Despite these signals, Kochugovindan maintains her expectation for a 25 basis point rate cut in December, after which she anticipates the Fed will pause its easing cycle. She noted that the Fed is currently in a "risk management mode," considering factors such as a softening labor market, the temporary nature of tariff-related price increases, and the potential economic impact of a government shutdown on GDP and consumption. A significant rise in inflation expectations or sustained inflation could, however, be a "deal breaker" for future cuts.
Turning to the Bank of Japan, Kochugovindan commented on their decision to keep interest rates unchanged, despite a 7-2 split in votes. The BoJ forecasts consumer price index CPI to decelerate below 2 percent in the first half of 2026. Her base case for a BoJ rate hike remains January, attributing much of Japan's inflation pressure to food prices, which monetary policy cannot directly address. She emphasized the need for wage negotiations to translate more rapidly into realized wages and services inflation before the BoJ can accelerate rate hikes.
On the political front, Japan's new Prime Minister Takashi san has adopted a more moderate stance, particularly regarding fiscal policy. She is reportedly conscious of fiscal easing and the national deficit, showing wariness towards bond market turbulence. In foreign diplomacy, her approach to the US has also shifted; she revised a proposed $550 billion investment package down to $400 billion, focusing on critical minerals supply, a move seen positively by markets.

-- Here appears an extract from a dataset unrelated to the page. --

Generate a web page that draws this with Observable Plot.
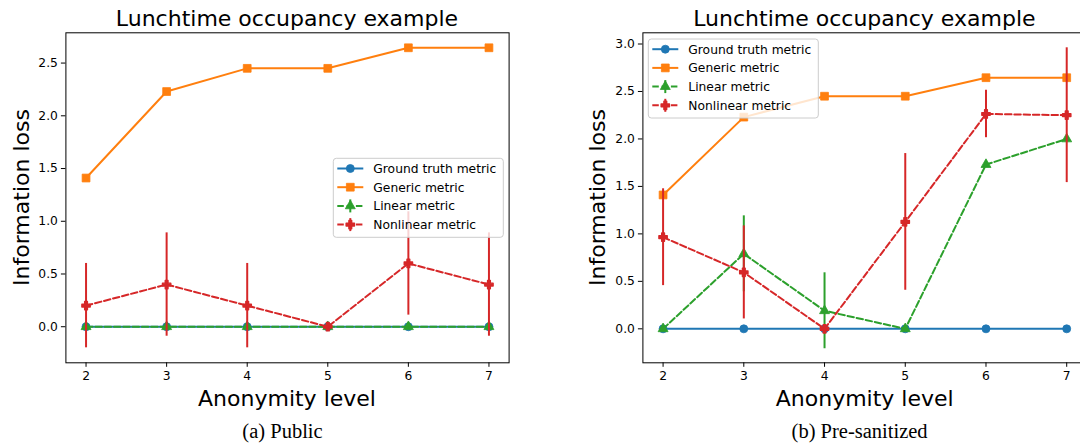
<!DOCTYPE html>
<html><head><meta charset="utf-8">
<script src="https://cdn.jsdelivr.net/npm/d3@7"></script>
<script src="https://cdn.jsdelivr.net/npm/@observablehq/plot@0.6"></script>
<style>
html,body{margin:0;padding:0;background:#fff;overflow:hidden;}
#wrap{position:relative;width:1080px;height:444px;overflow:hidden;font-family:"DejaVu Sans",sans-serif;}
.panel{position:absolute;top:0;height:444px;}
.panel svg{position:absolute;left:0;top:0;}
#overlay{position:absolute;left:0;top:0;pointer-events:none;}
</style></head>
<body><div id="wrap"></div>
<script>
// ---------- data ----------
const levels = [2, 3, 4, 5, 6, 7];
const seriesNames = ["Ground truth metric", "Generic metric", "Linear metric", "Nonlinear metric"];
const seriesColors = ["#1f77b4", "#ff7f0e", "#2ca02c", "#d62728"];
const seriesSymbols = ["circle", "square", "triangle", "cross"];
const seriesDashed = [false, false, true, true];
const seriesErrorBars = [false, false, true, true];

const chartTitle = "Lunchtime occupancy example";
const xLabel = "Anonymity level";
const yLabel = "Information loss";
const captions = ["(a) Public", "(b) Pre-sanitized"];

const yTicksPublic = [0, 0.5, 1, 1.5, 2, 2.5];
const yTicksPre = [0, 0.5, 1, 1.5, 2, 2.5, 3];

// (a) Public
const publicGround = [0, 0, 0, 0, 0, 0];
const publicGeneric = [1.41, 2.23, 2.45, 2.45, 2.645, 2.645];
const publicLinear = [0, 0, 0, 0, 0, 0];
const publicLinearErr = [0, 0, 0, 0, 0, 0];
const publicNonlinear = [0.2, 0.4, 0.2, 0, 0.6, 0.4];
const publicNonlinearErr = [0.4, 0.49, 0.4, 0, 0.49, 0.49];

// (b) Pre-sanitized
const preGround = [0, 0, 0, 0, 0, 0];
const preGeneric = [1.41, 2.23, 2.45, 2.45, 2.645, 2.645];
const preLinear = [0, 0.79, 0.19, 0, 1.73, 2.0];
const preLinearErr = [0, 0.4, 0.4, 0, 0, 0];
const preNonlinear = [0.965, 0.594, 0, 1.126, 2.263, 2.25];
const preNonlinearErr = [0.51, 0.49, 0, 0.72, 0.25, 0.71];

// ---------- layout ----------
const markerR = [4.0, 4.4, 3.7, 3.5];
const markerStroke = [0.8, 0.8, 0.8, 1.4];
const lineW = 2;
const dash = "6.5,2.8";

function rows(values, errs) {
  return levels.map((x, i) => ({x, y: values[i], err: errs ? errs[i] : 0}));
}

function makePanel(seriesRows, yDomain, yTicks, opts) {
  const marks = [];
  seriesRows.forEach((data, i) => {
    const col = seriesColors[i];
    if (seriesErrorBars[i]) {
      marks.push(Plot.ruleX(data.filter(d => d.err > 0), {
        x: "x", y1: d => d.y - d.err, y2: d => d.y + d.err,
        stroke: col, strokeWidth: lineW
      }));
    }
    marks.push(Plot.line(data, {
      x: "x", y: "y", stroke: col, strokeWidth: lineW,
      strokeDasharray: seriesDashed[i] ? dash : null
    }));
    marks.push(Plot.dot(data, {
      x: "x", y: "y", r: markerR[i], symbol: seriesSymbols[i],
      fill: col, stroke: col, strokeWidth: markerStroke[i], strokeLinejoin: "round"
    }));
  });
  marks.push(Plot.frame({stroke: "black", strokeWidth: 1}));
  marks.push(Plot.axisX({ticks: levels, tickFormat: d => String(d), tickSize: 4.5, tickPadding: 3.5, label: null}));
  marks.push(Plot.axisY({ticks: yTicks, tickFormat: d3.format(".1f"), tickSize: 4.5, tickPadding: 3.5, label: null}));
  return Plot.plot({
    width: opts.width, height: 444,
    marginLeft: opts.marginLeft, marginRight: opts.marginRight,
    marginTop: 32.3, marginBottom: 81.7,
    x: {domain: [1.75, 7.25]},
    y: {domain: yDomain},
    style: {background: "transparent", color: "#000", fontFamily: "DejaVu Sans", fontSize: "12.3px", overflow: "visible"},
    marks
  });
}

const wrap = document.getElementById("wrap");

const panelA = document.createElement("div");
panelA.className = "panel"; panelA.style.left = "0px"; panelA.style.width = "540px";
panelA.appendChild(makePanel(
  [rows(publicGround), rows(publicGeneric), rows(publicLinear, publicLinearErr), rows(publicNonlinear, publicNonlinearErr)],
  [-0.342, 2.787], yTicksPublic, {width: 540, marginLeft: 65.4, marginRight: 31.4}));
wrap.appendChild(panelA);

const panelB = document.createElement("div");
panelB.className = "panel"; panelB.style.left = "540px"; panelB.style.width = "560px";
panelB.appendChild(makePanel(
  [rows(preGround), rows(preGeneric), rows(preLinear, preLinearErr), rows(preNonlinear, preNonlinearErr)],
  [-0.358, 3.118], yTicksPre, {width: 560, marginLeft: 102.4, marginRight: 13.6}));
wrap.appendChild(panelB);

// ---------- overlay: titles, labels, captions, legends ----------
const svg = d3.select(wrap).append("svg").attr("id", "overlay").attr("width", 1080).attr("height", 444);

const panelsText = [
  {title: 287, xl: 287, yl: 28.6, cap: 282.5},
  {title: 864.4, xl: 864.7, yl: 605.4, cap: 859.6}
];
panelsText.forEach((p, k) => {
  svg.append("text").attr("x", p.title).attr("y", 25.5).attr("text-anchor", "middle")
    .attr("font-family", "DejaVu Sans").attr("font-size", 22).text(chartTitle);
  svg.append("text").attr("x", p.xl).attr("y", 405.5).attr("text-anchor", "middle")
    .attr("font-family", "DejaVu Sans").attr("font-size", 22).text(xLabel);
  svg.append("text").attr("transform", `translate(${p.yl},197.5) rotate(-90)`).attr("text-anchor", "middle")
    .attr("font-family", "DejaVu Sans").attr("font-size", 22).text(yLabel);
  svg.append("text").attr("x", p.cap).attr("y", 438).attr("text-anchor", "middle")
    .attr("font-family", "Liberation Serif, serif").attr("font-size", 20.5).text(captions[k]);
});

const symbolMap = {circle: d3.symbolCircle, square: d3.symbolSquare, triangle: d3.symbolTriangle, cross: d3.symbolCross};
function legend(x0, y0) {
  const g = svg.append("g").attr("transform", `translate(${x0},${y0})`);
  g.append("rect").attr("width", 170).attr("height", 79).attr("rx", 3)
    .attr("fill", "white").attr("fill-opacity", 0.8).attr("stroke", "#cccccc").attr("stroke-width", 1);
  seriesNames.forEach((name, i) => {
    const cy = 10.2 + i * 18.7;
    const col = seriesColors[i];
    const row = g.append("g").attr("transform", `translate(0,${cy})`);
    if (seriesErrorBars[i]) {
      row.append("line").attr("x1", 17).attr("x2", 17).attr("y1", -6.5).attr("y2", 6.5)
        .attr("stroke", col).attr("stroke-width", lineW);
    }
    row.append("line").attr("x1", 4).attr("x2", 30).attr("y1", 0).attr("y2", 0)
      .attr("stroke", col).attr("stroke-width", lineW)
      .attr("stroke-dasharray", seriesDashed[i] ? dash : null);
    row.append("path").attr("d", d3.symbol(symbolMap[seriesSymbols[i]], markerR[i] * markerR[i] * Math.PI)())
      .attr("transform", "translate(17,0)")
      .attr("fill", col).attr("stroke", col).attr("stroke-width", markerStroke[i]).attr("stroke-linejoin", "round");
    row.append("text").attr("x", 40).attr("y", 0).attr("dy", "0.35em")
      .attr("font-family", "DejaVu Sans").attr("font-size", 12.3).attr("fill", "#000").text(name);
  });
}
legend(333.3, 158.3);
legend(648.3, 39);
</script>
</body></html>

Finally, regarding the meeting between President Trump and President Xi, Kochugovindan characterized the outcome as a "truce" for now. While this provides immediate relief to markets, particularly concerning tariffs and rare earth exports, she noted a lack of detailed information. Investors are awaiting further specifics, especially from the Chinese side, to understand the long-term implications of this agreement.